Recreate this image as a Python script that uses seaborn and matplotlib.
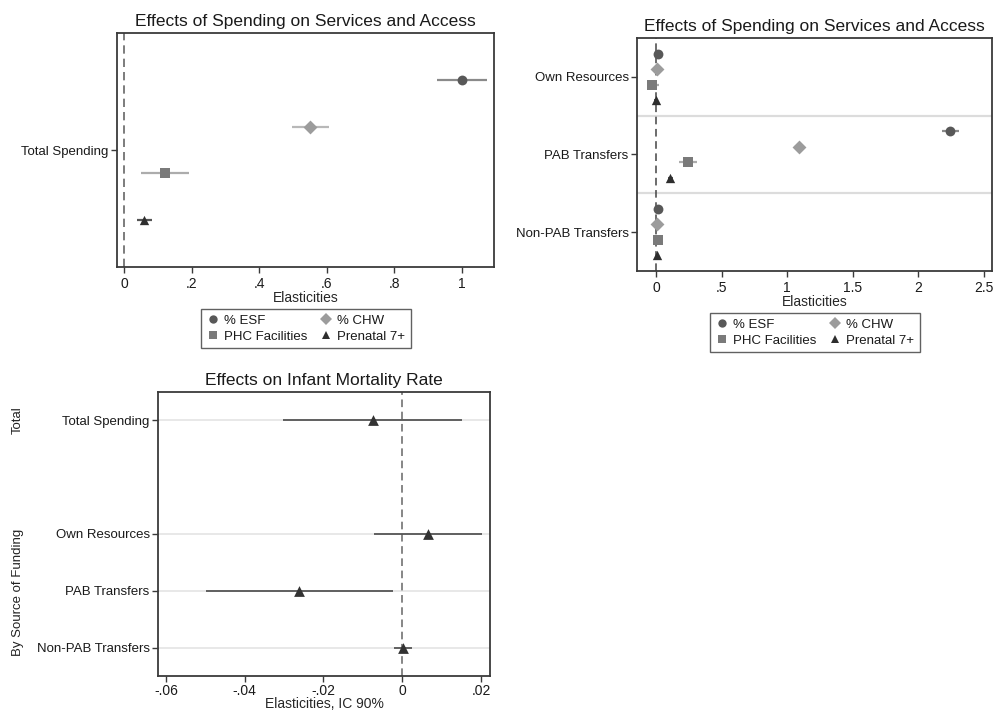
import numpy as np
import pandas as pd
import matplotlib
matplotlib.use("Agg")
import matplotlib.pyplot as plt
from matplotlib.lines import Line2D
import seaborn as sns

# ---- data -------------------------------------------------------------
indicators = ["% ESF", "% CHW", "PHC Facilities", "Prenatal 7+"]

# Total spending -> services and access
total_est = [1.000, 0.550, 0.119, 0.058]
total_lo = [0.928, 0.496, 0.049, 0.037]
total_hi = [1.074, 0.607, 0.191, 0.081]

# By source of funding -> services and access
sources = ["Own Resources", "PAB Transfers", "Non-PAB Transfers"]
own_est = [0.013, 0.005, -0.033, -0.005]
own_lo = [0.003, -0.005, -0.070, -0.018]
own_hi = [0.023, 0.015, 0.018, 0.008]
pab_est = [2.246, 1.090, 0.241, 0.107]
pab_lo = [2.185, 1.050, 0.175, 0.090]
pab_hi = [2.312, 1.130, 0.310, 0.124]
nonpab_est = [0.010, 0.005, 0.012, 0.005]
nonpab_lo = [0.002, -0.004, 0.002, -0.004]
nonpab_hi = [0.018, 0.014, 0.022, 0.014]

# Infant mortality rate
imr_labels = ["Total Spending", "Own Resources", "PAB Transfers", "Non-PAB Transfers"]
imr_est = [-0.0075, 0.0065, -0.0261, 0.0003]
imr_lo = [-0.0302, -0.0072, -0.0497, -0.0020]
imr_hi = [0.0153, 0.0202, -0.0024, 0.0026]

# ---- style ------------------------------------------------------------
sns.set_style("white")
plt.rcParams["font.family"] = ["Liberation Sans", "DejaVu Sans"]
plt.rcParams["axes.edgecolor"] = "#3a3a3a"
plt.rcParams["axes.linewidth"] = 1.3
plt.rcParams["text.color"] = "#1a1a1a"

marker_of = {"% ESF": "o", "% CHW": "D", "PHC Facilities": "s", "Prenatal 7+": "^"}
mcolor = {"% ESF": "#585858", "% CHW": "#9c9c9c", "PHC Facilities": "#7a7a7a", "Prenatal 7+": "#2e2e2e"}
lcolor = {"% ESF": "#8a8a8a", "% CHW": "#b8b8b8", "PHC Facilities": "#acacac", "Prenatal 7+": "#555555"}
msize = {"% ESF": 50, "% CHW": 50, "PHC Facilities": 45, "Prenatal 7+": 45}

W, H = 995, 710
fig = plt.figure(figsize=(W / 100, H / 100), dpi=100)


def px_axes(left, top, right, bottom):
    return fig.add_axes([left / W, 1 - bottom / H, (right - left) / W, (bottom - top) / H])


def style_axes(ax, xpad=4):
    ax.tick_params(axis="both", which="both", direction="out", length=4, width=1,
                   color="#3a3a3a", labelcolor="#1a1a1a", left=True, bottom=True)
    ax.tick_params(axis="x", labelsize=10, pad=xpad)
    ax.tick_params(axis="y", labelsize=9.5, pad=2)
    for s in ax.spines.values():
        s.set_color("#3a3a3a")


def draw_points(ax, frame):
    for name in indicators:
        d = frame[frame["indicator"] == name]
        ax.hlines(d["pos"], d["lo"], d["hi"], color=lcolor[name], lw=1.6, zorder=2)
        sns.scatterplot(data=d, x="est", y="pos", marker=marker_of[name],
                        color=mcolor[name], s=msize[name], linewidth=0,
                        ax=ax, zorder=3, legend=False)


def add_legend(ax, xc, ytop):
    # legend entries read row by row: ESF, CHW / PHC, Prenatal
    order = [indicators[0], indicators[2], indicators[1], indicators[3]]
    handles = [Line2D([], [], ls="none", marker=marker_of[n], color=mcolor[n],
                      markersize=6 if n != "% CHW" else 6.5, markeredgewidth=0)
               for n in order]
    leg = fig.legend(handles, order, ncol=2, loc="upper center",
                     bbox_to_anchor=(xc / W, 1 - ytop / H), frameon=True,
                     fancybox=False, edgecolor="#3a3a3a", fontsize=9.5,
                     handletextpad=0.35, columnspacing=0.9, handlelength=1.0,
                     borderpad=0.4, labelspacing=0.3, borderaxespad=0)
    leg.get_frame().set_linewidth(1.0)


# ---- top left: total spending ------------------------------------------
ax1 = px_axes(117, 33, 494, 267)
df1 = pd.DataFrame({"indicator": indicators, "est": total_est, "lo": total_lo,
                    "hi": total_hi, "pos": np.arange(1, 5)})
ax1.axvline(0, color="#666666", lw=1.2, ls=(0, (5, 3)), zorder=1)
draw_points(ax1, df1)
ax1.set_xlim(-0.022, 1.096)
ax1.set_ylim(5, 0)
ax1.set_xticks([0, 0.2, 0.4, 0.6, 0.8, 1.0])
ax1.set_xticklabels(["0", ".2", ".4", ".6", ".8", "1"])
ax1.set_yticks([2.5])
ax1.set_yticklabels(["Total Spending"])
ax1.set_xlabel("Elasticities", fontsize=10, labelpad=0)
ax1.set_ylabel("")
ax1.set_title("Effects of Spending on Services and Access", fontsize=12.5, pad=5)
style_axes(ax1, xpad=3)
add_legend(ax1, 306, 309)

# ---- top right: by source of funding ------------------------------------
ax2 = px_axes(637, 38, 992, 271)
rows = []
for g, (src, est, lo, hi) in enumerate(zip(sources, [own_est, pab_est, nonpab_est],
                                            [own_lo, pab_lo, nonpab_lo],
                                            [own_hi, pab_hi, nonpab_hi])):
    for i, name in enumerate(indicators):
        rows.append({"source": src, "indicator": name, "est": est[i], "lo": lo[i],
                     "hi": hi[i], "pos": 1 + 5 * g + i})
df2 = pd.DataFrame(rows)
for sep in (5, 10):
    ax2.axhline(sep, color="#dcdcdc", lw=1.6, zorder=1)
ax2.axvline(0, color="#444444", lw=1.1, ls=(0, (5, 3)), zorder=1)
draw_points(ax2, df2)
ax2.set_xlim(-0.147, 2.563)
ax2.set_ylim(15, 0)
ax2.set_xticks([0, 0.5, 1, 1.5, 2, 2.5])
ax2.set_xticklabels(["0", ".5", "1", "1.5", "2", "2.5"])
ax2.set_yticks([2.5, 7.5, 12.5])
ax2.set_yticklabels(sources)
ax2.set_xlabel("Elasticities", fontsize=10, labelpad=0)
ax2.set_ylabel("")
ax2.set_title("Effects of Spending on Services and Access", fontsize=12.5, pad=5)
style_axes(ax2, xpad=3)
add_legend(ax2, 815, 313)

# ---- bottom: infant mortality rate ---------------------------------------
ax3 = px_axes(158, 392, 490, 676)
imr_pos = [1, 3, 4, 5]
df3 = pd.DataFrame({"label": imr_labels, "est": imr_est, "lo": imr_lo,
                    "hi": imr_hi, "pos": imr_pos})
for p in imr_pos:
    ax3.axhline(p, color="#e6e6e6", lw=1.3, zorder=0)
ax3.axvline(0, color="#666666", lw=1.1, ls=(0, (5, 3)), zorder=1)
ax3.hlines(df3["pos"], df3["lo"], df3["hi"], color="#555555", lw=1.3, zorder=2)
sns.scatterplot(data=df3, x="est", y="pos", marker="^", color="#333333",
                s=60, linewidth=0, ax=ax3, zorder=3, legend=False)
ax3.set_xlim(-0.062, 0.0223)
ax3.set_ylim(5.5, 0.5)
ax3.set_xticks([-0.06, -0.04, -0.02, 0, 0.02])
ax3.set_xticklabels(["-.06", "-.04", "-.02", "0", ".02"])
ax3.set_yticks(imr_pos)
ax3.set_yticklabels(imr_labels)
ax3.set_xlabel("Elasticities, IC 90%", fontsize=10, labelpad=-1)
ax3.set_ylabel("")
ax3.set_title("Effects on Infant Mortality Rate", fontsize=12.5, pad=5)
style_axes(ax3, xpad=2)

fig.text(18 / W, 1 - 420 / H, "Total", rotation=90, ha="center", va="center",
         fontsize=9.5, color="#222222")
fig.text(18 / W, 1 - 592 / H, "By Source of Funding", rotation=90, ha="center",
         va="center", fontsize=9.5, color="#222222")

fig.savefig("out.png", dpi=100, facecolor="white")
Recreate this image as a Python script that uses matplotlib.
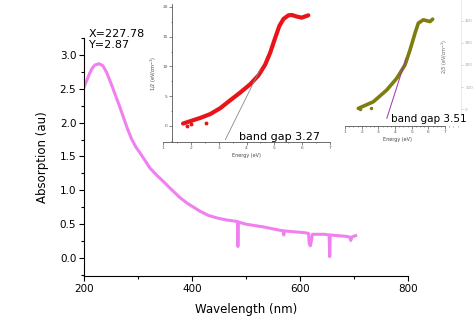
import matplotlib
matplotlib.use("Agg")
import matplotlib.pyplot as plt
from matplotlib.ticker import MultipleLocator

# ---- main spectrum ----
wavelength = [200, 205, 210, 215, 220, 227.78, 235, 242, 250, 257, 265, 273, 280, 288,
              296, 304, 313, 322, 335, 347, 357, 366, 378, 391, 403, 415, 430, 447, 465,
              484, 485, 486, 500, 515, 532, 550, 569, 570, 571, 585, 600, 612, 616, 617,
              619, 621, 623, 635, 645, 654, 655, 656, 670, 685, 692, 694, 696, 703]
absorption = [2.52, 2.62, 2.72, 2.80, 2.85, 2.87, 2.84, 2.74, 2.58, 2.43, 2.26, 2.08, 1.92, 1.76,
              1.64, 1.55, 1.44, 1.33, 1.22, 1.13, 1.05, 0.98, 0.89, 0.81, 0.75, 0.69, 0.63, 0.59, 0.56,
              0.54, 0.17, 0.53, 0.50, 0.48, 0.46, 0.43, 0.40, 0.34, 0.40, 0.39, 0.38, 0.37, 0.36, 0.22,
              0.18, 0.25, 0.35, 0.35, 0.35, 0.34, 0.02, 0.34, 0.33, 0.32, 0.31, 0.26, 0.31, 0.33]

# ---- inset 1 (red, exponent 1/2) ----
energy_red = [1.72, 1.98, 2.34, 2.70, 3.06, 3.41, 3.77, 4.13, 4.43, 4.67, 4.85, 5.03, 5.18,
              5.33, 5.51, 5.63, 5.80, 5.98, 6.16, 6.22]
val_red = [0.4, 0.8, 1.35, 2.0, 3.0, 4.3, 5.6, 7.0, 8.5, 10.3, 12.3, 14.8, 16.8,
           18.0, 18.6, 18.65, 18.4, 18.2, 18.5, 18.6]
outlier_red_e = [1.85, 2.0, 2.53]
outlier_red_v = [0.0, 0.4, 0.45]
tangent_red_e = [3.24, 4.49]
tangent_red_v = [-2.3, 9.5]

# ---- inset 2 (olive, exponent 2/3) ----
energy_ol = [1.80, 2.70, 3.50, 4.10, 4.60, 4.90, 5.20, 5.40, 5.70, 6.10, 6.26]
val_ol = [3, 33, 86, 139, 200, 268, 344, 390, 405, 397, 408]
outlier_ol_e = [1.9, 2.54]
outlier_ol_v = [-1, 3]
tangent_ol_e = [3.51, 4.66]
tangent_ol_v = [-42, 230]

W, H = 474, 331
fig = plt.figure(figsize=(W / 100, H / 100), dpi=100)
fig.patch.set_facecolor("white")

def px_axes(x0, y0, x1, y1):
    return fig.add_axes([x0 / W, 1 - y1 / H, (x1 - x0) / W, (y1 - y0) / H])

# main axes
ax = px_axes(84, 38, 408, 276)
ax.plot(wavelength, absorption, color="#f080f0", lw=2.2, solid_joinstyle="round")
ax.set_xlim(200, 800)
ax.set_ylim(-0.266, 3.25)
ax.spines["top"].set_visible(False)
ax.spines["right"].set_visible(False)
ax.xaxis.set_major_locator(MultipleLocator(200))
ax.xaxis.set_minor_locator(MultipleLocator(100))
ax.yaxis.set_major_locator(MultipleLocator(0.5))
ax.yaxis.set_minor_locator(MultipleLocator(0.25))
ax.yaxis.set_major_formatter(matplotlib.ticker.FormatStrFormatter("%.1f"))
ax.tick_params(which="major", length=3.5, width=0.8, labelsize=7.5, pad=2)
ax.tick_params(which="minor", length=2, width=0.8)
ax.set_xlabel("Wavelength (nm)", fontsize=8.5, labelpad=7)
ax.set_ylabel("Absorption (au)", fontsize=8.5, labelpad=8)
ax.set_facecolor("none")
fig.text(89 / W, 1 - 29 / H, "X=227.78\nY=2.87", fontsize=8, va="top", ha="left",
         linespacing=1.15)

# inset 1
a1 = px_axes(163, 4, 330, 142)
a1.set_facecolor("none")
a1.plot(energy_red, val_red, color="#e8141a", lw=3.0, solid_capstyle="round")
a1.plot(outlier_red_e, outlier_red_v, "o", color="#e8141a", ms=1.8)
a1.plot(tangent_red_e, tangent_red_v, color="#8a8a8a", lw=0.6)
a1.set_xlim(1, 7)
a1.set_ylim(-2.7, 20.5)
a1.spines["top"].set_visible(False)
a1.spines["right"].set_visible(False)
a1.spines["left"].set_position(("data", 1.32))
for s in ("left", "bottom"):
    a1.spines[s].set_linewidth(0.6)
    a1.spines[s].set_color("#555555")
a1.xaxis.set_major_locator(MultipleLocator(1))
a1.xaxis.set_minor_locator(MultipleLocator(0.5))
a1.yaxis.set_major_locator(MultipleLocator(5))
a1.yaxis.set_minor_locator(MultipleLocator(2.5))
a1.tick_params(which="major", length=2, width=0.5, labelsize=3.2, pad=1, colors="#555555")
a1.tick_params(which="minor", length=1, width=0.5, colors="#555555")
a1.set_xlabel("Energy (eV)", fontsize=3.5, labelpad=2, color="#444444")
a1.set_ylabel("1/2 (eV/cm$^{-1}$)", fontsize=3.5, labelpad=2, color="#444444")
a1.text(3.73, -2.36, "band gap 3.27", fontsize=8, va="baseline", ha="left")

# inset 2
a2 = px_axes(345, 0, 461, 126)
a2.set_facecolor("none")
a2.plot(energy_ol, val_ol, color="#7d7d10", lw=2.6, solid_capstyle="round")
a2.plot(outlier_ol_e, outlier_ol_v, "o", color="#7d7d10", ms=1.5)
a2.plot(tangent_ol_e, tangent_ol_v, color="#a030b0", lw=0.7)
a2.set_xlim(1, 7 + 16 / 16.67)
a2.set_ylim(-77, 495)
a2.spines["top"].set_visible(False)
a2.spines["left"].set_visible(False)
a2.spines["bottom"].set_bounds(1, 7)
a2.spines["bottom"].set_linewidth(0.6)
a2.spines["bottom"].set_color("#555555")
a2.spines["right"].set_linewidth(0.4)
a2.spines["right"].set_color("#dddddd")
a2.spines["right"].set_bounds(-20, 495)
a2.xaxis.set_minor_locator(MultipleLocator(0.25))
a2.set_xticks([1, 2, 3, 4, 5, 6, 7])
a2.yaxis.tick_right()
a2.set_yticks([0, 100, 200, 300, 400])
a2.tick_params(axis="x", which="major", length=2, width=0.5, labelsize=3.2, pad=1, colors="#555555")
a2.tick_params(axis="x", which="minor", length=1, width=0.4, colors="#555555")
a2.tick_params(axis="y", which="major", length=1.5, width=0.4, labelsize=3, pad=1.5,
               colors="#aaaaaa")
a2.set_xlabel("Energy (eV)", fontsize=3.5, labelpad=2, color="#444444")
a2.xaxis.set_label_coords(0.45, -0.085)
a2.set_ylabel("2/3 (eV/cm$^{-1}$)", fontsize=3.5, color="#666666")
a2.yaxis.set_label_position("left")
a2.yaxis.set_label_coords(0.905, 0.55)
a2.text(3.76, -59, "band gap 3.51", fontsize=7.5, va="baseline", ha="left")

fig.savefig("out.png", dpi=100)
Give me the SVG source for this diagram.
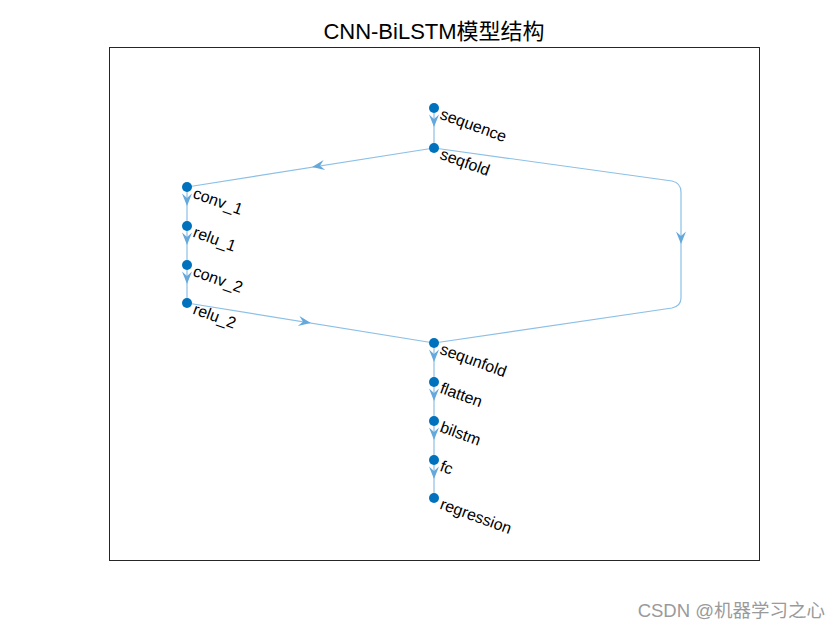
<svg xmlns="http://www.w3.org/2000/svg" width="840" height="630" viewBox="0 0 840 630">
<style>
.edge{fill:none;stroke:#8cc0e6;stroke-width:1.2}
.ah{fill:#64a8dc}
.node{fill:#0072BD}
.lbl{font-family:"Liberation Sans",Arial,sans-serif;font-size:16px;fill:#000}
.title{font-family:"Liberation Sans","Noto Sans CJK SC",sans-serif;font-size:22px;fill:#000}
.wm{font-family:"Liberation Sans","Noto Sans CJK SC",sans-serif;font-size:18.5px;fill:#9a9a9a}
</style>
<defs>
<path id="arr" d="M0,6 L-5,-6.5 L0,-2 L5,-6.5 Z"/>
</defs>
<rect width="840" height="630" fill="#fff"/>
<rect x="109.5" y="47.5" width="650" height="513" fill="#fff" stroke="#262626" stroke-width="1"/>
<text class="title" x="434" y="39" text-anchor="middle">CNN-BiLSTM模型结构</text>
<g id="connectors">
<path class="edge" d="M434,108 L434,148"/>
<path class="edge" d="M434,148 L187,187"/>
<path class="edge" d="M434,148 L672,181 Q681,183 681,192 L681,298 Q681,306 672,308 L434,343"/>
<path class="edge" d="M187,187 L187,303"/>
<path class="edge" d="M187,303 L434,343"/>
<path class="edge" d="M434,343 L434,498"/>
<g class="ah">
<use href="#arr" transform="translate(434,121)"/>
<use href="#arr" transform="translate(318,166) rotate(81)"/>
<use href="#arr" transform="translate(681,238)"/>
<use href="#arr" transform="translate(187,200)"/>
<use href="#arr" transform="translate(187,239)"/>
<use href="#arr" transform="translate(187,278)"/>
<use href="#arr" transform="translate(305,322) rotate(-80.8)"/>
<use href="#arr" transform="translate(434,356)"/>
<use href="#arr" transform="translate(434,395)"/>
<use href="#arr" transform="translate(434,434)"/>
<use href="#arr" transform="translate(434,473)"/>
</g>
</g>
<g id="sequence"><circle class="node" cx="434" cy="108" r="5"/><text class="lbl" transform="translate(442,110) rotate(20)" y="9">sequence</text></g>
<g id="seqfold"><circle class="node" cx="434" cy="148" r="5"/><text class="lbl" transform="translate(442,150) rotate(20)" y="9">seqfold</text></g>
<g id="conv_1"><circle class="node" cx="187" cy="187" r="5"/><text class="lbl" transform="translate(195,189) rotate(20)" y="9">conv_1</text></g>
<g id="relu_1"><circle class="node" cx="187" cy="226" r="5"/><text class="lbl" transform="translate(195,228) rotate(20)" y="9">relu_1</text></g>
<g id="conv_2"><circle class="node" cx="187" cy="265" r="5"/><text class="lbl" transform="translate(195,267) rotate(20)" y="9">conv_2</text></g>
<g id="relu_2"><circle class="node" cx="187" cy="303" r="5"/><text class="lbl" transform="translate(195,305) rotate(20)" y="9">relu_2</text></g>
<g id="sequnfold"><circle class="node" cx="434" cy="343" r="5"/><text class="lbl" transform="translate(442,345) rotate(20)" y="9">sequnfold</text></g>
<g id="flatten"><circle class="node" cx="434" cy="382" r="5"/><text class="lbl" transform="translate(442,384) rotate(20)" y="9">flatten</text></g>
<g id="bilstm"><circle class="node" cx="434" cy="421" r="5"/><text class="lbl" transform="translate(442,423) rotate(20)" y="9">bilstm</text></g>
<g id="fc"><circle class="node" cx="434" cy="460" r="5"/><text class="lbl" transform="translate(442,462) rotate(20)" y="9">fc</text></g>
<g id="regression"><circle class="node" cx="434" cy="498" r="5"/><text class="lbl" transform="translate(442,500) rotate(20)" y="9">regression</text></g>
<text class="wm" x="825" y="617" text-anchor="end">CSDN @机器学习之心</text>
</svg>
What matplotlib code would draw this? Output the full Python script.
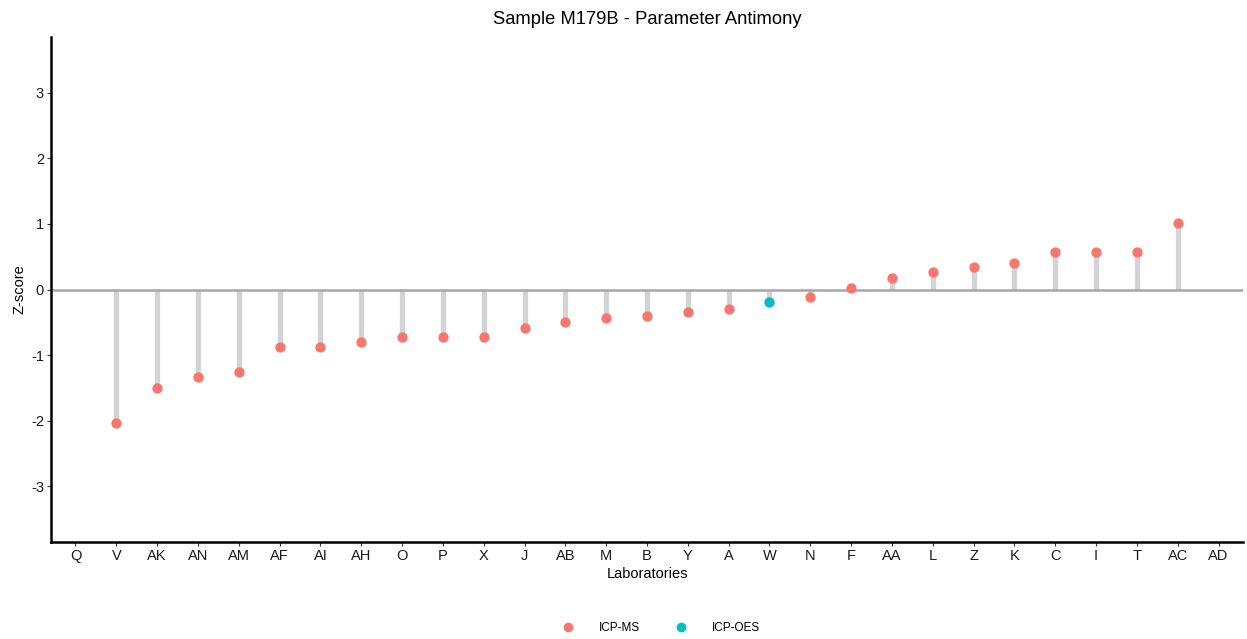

------------------------------

TASK BRIEF: Exactly as written, repeat the lines from the beginning of the entries up to and including the line with "total_hi = [1.074, 0.607, 0.191, 0.081]", but not the pictures.

ANSWER FOR THE TASK:
Recreate this image as a Python script that uses seaborn and matplotlib.
import numpy as np
import pandas as pd
import matplotlib
matplotlib.use("Agg")
import matplotlib.pyplot as plt
from matplotlib.lines import Line2D
import seaborn as sns

# ---- data -------------------------------------------------------------
indicators = ["% ESF", "% CHW", "PHC Facilities", "Prenatal 7+"]

# Total spending -> services and access
total_est = [1.000, 0.550, 0.119, 0.058]
total_lo = [0.928, 0.496, 0.049, 0.037]
total_hi = [1.074, 0.607, 0.191, 0.081]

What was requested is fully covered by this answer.